Sergio Romano, Corriere della Sera 30/7/2014, 30 luglio 2014
LA BATTAGLIA PER LE RIFORME VINTA A BERLINO, PERSA A ROMA
Per l’ennesima volta, sento dire che le fortune della Germania sarebbero legate a «riforme». Chiedo, allora, che finalmente ci venga svelato in dettaglio in che cosa abbiano consistito tali miracolose riforme: potremmo soppesarle e copiarne qualcuna. Non mi si dica che tali riforme, in ultima analisi, abbiano ridotto il costo del lavoro per unità di prodotto o altre amenità del genere. Chiesi, tanti ma tanti anni fa, a persona che ben conosceva quel mondo, quale fosse il segreto delle fortune della Germania; mi rispose: «Vedi, là nessuno si ammazza di lavoro ma, là, tutti lavorano con impegno e serietà». Capii immediatamente il messaggio. Si tratta di un popolo disciplinato, dote, questa, assolutamente necessaria, ad esempio, per operare nell’ambito della grande industria (anche nell’ambito militare, peraltro). Ci sarà pure un motivo se, là, la grande industria ha prosperato mentre da noi ha fallito su tutta la linea. Non credo, pertanto, che c’entrino le riforme quanto invece l’indole di quel popolo che, potrà non essere simpatico a tutti, ma che sul piano organizzativo è molto, molto diverso da noi.
Luciano Gioia
Caro Gioia,
Le riforme a cui generalmente si allude nel caso tedesco sono quelle realizzate dal governo di Gerhard Schröder fra il 1998 e il 2005. Ma possono essere comprese e apprezzate soltanto se collocate nel contesto della situazione economica tedesca dopo l’introduzione dell’euro alla fine degli anni Novanta. Il marco era sopravvalutato e il suo valore aveva un effetto negativo sulle esportazioni. Il costo dell’unificazione pesava ancora sul bilancio dello Stato. La produttività cresceva meno dei salari. E la risposta di molti industriali a questo stato di cose era la delocalizzazione, vale a dire il trasferimento delle fabbriche soprattutto nei Paesi ex comunisti, dove la mano d’opera era complessivamente bene istruita e i salari molto più bassi. Schröder spiegò ai sindacati che quella emorragia avrebbe danneggiato in ultima analisi anche le loro organizzazioni e li persuase a collaborare. Fu molto più facile da quel momento fare le riforme che maggiormente contribuirono al rilancio della economia tedesca: riduzione dei costi delle aziende, diminuzione dei salari reali (più lavoro per la stessa retribuzione), nuovi contratti di lavoro a tempo determinato, diminuzione della spesa sanitaria, allungamento dell’età lavorativa. Nel giro di pochi anni tutti i principali indicatori economici — esportazioni, produttività, occupazione — dimostrarono che la cura Schröder stava facendo miracoli. Ne avemmo la prova quando il cancelliere socialdemocratico fu abbandonato da una parte del suo partito e perdette le elezioni del 2005. Era divenuto impopolare, ma la terapia non sarebbe stata efficace se la riforma non avesse comportato parecchi sacrifici e i riformatori non fossero stati pronti a pagarne il prezzo.

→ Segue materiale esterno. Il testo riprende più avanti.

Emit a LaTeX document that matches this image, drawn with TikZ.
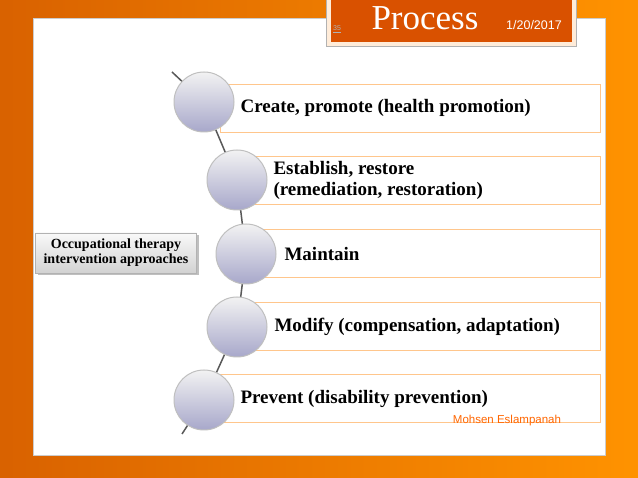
\documentclass[tikz,border=0pt]{standalone}
\usepackage{fontspec}
\setmainfont{Liberation Serif}
\newfontfamily\sansf{Liberation Sans}
\usetikzlibrary{shadows}
\begin{document}
\begin{tikzpicture}[x=1pt,y=-1pt,
  rowbox/.style={draw=orange!45,line width=1pt,fill=white},
  ball/.style={circle,minimum size=60pt,draw=gray!50,line width=1pt,top color=gray!10,bottom color=blue!25!gray!55,inner sep=0pt},
  rowtext/.style={font=\bfseries\fontsize{19}{21}\selectfont,anchor=west,align=left}]
\useasboundingbox (0,0) rectangle (638,478);
\shade[left color=orange!90!red!85!black,right color=orange!85!yellow] (0,0) rectangle (638,478);
\fill[white] (33,18) rectangle (605,455);
\draw[gray!40] (33,18) rectangle (605,455);
% title
\fill[orange!15!white] (326,-2) rectangle (576,46);
\draw[gray!60] (326,-2) rectangle (576,46);
\fill[orange!75!red!85!black] (331,0) rectangle (572,42);
\node[text=white,font=\fontsize{35}{37}\selectfont] (t) at (425,18) {Process};
\node[text=white,font=\sansf\fontsize{12.5}{14}\selectfont] (d) at (534,25) {1/20/2017};
\node[text=gray!60,font=\sansf\fontsize{7}{8}\selectfont] (n) at (337,29) {\underline{35}};
% spine
\coordinate (s0) at (172,72);
\coordinate (s6) at (182,434);
\draw[gray!70!black,line width=1.5pt] (s0) -- (204,102) -- (237,180) -- (246,254) -- (237,327) -- (204,400) -- (s6);
% rows
\draw[rowbox] (220,85) rectangle (600,133);
\draw[rowbox] (255,157) rectangle (600,205);
\draw[rowbox] (263,230) rectangle (600,278);
\draw[rowbox] (255,303) rectangle (600,351);
\draw[rowbox] (220,375) rectangle (600,423);
\node[ball] (c1) at (204,102) {};
\node[ball] (c2) at (237,180) {};
\node[ball] (c3) at (246,254) {};
\node[ball] (c4) at (237,327) {};
\node[ball] (c5) at (204,400) {};
\node[rowtext] (r1) at (237,108) {Create, promote (health promotion)};
\node[rowtext] (r2) at (270,180) {Establish, restore\\(remediation, restoration)};
\node[rowtext] (r3) at (281,254) {Maintain};
\node[rowtext] (r4) at (271,327) {Modify (compensation, adaptation)};
\node[rowtext] (r5) at (237,399) {Prevent (disability prevention)};
\node[text=orange!80!red,font=\sansf\fontsize{11.5}{13}\selectfont] (m) at (507,421) {Mohsen Eslampanah};
% left box
\node[draw=gray!60,top color=gray!5,bottom color=gray!35,minimum width=161pt,minimum height=40pt,align=center,inner sep=2pt,
  font=\bfseries\fontsize{14}{15}\selectfont,drop shadow] (lb) at (116,253) {Occupational therapy\\intervention approaches};
\end{tikzpicture}
\end{document}
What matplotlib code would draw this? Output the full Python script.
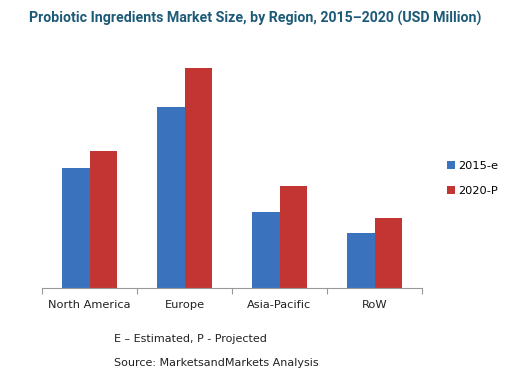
import matplotlib.pyplot as plt
import numpy as np

regions = ["North America", "Europe", "Asia-Pacific", "RoW"]
series_names = ["2015-e", "2020-P"]
values_2015 = [120, 181, 76, 55]
values_2020 = [137, 220, 102, 70]

plt.rcParams['font.family'] = ['DejaVu Sans']

fig = plt.figure(figsize=(5.1, 3.75), dpi=100)
ax = fig.add_axes([42 / 510, 1 - 288 / 375, 380 / 510, 233 / 375])

x = np.arange(len(regions))
w = 0.29
ax.bar(x - w / 2, values_2015, w, color='#3b72bd', label=series_names[0])
ax.bar(x + w / 2, values_2020, w, color='#c33532', label=series_names[1])

ax.set_xlim(-0.5, len(regions) - 0.5)
ax.set_ylim(0, 233)
for s in ['top', 'right', 'left']:
    ax.spines[s].set_visible(False)
ax.spines['bottom'].set_color('#999999')
ax.set_yticks([])
ax.set_xticks(np.arange(len(regions) + 1) - 0.5)
ax.set_xticklabels([])
ax.tick_params(axis='x', length=4, color='#999999', direction='out')
ax.set_xticks(x, minor=True)
ax.set_xticklabels(regions, minor=True, fontsize=8.2, color='#222222')
ax.tick_params(axis='x', which='minor', length=0, pad=9)

ax.legend(loc='center left', bbox_to_anchor=(395 / 380, 0.47), frameon=False,
          fontsize=8.2, handlelength=0.7, handleheight=0.7, handletextpad=0.3,
          labelspacing=1.35)

fig.text(0.5, 1 - 18 / 375, "Probiotic Ingredients Market Size, by Region, 2015\u20132020 (USD Million)",
         ha='center', va='center', fontsize=10.2, fontweight='bold', color='#1d5a78',
         family=['Roboto', 'DejaVu Sans'])
fig.text(114 / 510, 1 - 339 / 375, "E \u2013 Estimated, P - Projected", ha='left', va='center',
         fontsize=8, color='#222222')
fig.text(114 / 510, 1 - 363 / 375, "Source: MarketsandMarkets Analysis", ha='left', va='center',
         fontsize=8, color='#222222')

fig.savefig('out.png', dpi=100)
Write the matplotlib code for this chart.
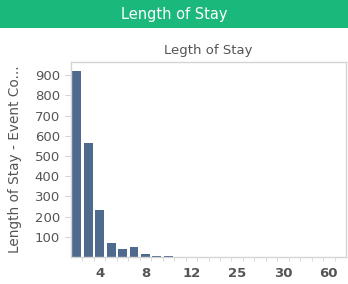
import numpy as np
import matplotlib.pyplot as plt
from matplotlib.patches import Rectangle

# length of stay categories (days) and event counts
stay_days = [2, 3, 4, 5, 6, 7, 8, 9, 10, 11, 12, 14, 16, 20, 25, 26, 27, 28, 30, 31, 35, 45, 60, 90]
event_count = [919, 565, 232, 70, 40, 48, 17, 5, 5, 2, 1, 1, 1, 1, 1, 1, 1, 1, 1, 1, 1, 1, 1, 1]
shown_labels = [4, 8, 12, 25, 30, 60]

bar_color = '#4e6a8c'
frame_color = '#d4d4d4'
text_gray = '#555555'

fig = plt.figure(figsize=(3.48, 2.84), dpi=100)

# green header band
fig.patches.append(Rectangle((0, 1 - 28/284), 1, 28/284, transform=fig.transFigure,
                             facecolor='#1bb87c', edgecolor='none', zorder=0))
fig.text(0.5, 1 - 14/284, 'Length of Stay', ha='center', va='center',
         color='white', fontsize=10.5)

ax = fig.add_axes([71/348, 27/284, 275/348, 195/284])
x = np.arange(len(stay_days))
ax.bar(x, event_count, width=0.78, color=bar_color)

ax.set_xlim(-0.5, len(stay_days) - 0.5)
ax.set_ylim(0, 965)

pos = [stay_days.index(v) for v in shown_labels]
ax.set_xticks(pos)
ax.set_xticklabels([str(v) for v in shown_labels], fontweight='bold', color=text_gray, fontsize=9.5)
ax.set_xticks(x[:-1] + 0.5, minor=True)
ax.tick_params(axis='x', which='major', length=0, pad=7)
ax.tick_params(axis='x', which='minor', length=3, color=frame_color)

ax.set_yticks(range(100, 1000, 100))
ax.tick_params(axis='y', length=4, color=frame_color, labelcolor=text_gray, labelsize=9.5, pad=4)

for s in ax.spines.values():
    s.set_color(frame_color)
    s.set_linewidth(1)

ax.set_title('Legth of Stay', color=text_gray, fontsize=9.5, pad=6)
ax.set_ylabel('Length of Stay - Event Co...', color=text_gray, fontsize=9.8, labelpad=9)

fig.savefig('out.png', dpi=100)
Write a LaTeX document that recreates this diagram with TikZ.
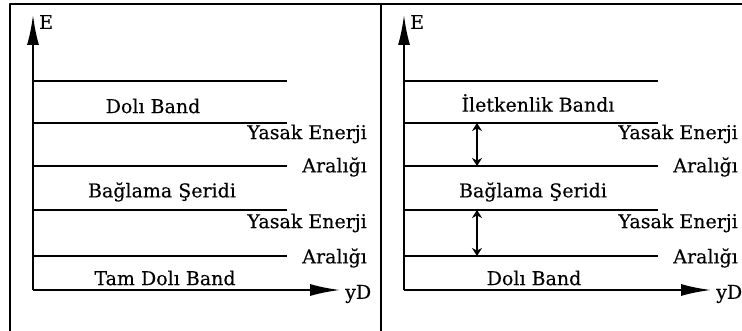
\documentclass[tikz,border=0pt]{standalone}
\usepackage{fontspec}
\setmainfont{DejaVu Serif}[FakeBold=0.3]
\usetikzlibrary{arrows.meta}
\tikzset{
  frame/.style={line width=2bp},
  band/.style={line width=1.5bp},
  axis/.style={line width=2bp,-{Latex[length=30bp,width=12bp]}},
  gap/.style={line width=1.3bp,{Stealth[length=8bp,width=10bp]}-{Stealth[length=8bp,width=10bp]}},
  lbl/.style={inner sep=0pt,font=\fontsize{19bp}{22bp}\selectfont},
}
\begin{document}
\begin{tikzpicture}[line join=bevel]
  \useasboundingbox (0bp,0bp) rectangle (742bp,331bp);
%%
  % Frame
  \draw [frame] (10bp,0bp) -- (10bp,327bp) -- (742bp,327bp);
  \draw [frame] (381bp,0bp) -- (381bp,327bp);
  % Panel: left
  \coordinate (O1) at (33bp,41bp);
  \coordinate (E1) at (33bp,316bp);
  \coordinate (D1) at (340bp,41bp);
  \draw [axis] (O1) -- (E1);
  \draw [axis] (O1) -- (D1);
  \node [lbl,anchor=west] (e1) at (39bp,309bp) {E};
  \node [lbl,anchor=west] (yd1) at (345bp,37bp) {yD};
  \draw [band] (33bp,250bp) -- (287bp,250bp);
  \draw [band] (33bp,208bp) -- (287bp,208bp);
  \draw [band] (33bp,165bp) -- (287bp,165bp);
  \draw [band] (33bp,121bp) -- (287bp,121bp);
  \draw [band] (33bp,75bp) -- (287bp,75bp);
  \node [lbl] (full1) at (153bp,225bp) {Dolı Band};
  \node [lbl,anchor=east] (gapA1) at (367bp,197bp) {Yasak Enerji};
  \node [lbl,anchor=east] (gapB1) at (367bp,164bp) {Aralığı};
  \node [lbl] (bond1) at (162bp,139bp) {Bağlama Şeridi};
  \node [lbl,anchor=east] (gapC1) at (367bp,108bp) {Yasak Enerji};
  \node [lbl,anchor=east] (gapD1) at (367bp,73bp) {Aralığı};
  \node [lbl] (low1) at (165bp,53bp) {Tam Dolı Band};
  % Panel: right
  \coordinate (O2) at (404bp,41bp);
  \coordinate (E2) at (404bp,316bp);
  \coordinate (D2) at (711bp,41bp);
  \draw [axis] (O2) -- (E2);
  \draw [axis] (O2) -- (D2);
  \node [lbl,anchor=west] (e2) at (410bp,309bp) {E};
  \node [lbl,anchor=west] (yd2) at (716bp,37bp) {yD};
  \draw [band] (404bp,250bp) -- (658bp,250bp);
  \draw [band] (404bp,208bp) coordinate (t1) -- (658bp,208bp);
  \draw [band] (404bp,165bp) coordinate (b1) -- (658bp,165bp);
  \draw [band] (404bp,121bp) coordinate (t2) -- (658bp,121bp);
  \draw [band] (404bp,75bp) coordinate (b2) -- (658bp,75bp);
  \node [lbl] (cond2) at (538bp,228bp) {İletkenlik Bandı};
  \node [lbl,anchor=east] (gapA2) at (738bp,197bp) {Yasak Enerji};
  \node [lbl,anchor=east] (gapB2) at (738bp,164bp) {Aralığı};
  \node [lbl] (bond2) at (533bp,139bp) {Bağlama Şeridi};
  \node [lbl,anchor=east] (gapC2) at (738bp,108bp) {Yasak Enerji};
  \node [lbl,anchor=east] (gapD2) at (738bp,73bp) {Aralığı};
  \node [lbl] (low2) at (534bp,53bp) {Dolı Band};
  % Edge: gap arrows
  \draw [gap] ([xshift=73bp]t1) -- ([xshift=73bp]b1);
  \draw [gap] ([xshift=73bp]t2) -- ([xshift=73bp]b2);
%
\end{tikzpicture}
\end{document}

In Italia le cose sono state fatte a metà. I sindacati non volevano la collaborazione, ma la concertazione, vale a dire un condominio che avrebbe inevitabilmente limitato le capacità riformatrici di qualsiasi governo. La legge Biagi tentò di liberalizzare il mercato del lavoro, ma fu tenacemente combattuta e naufragò sullo scoglio dell’art. 18. Berlusconi voleva sopravvivere più di quanto volesse riformare. La legge Fornero sulla pensione a 67 anni arrivò tardi in una fase di crisi, quando i suoi effetti avrebbero giovato al bilancio dello Stato ma aumentato la disoccupazione giovanile.
Le riforme sono difficili in Italia, caro Gioia, perché ogni corporazione, dai maggiori ordini professionali alla più modesta sigla sindacale, ha di fatto un diritto di veto. Abbiamo spinto il concetto di democrazia sino a generare il suo opposto: la tirannia delle minoranze.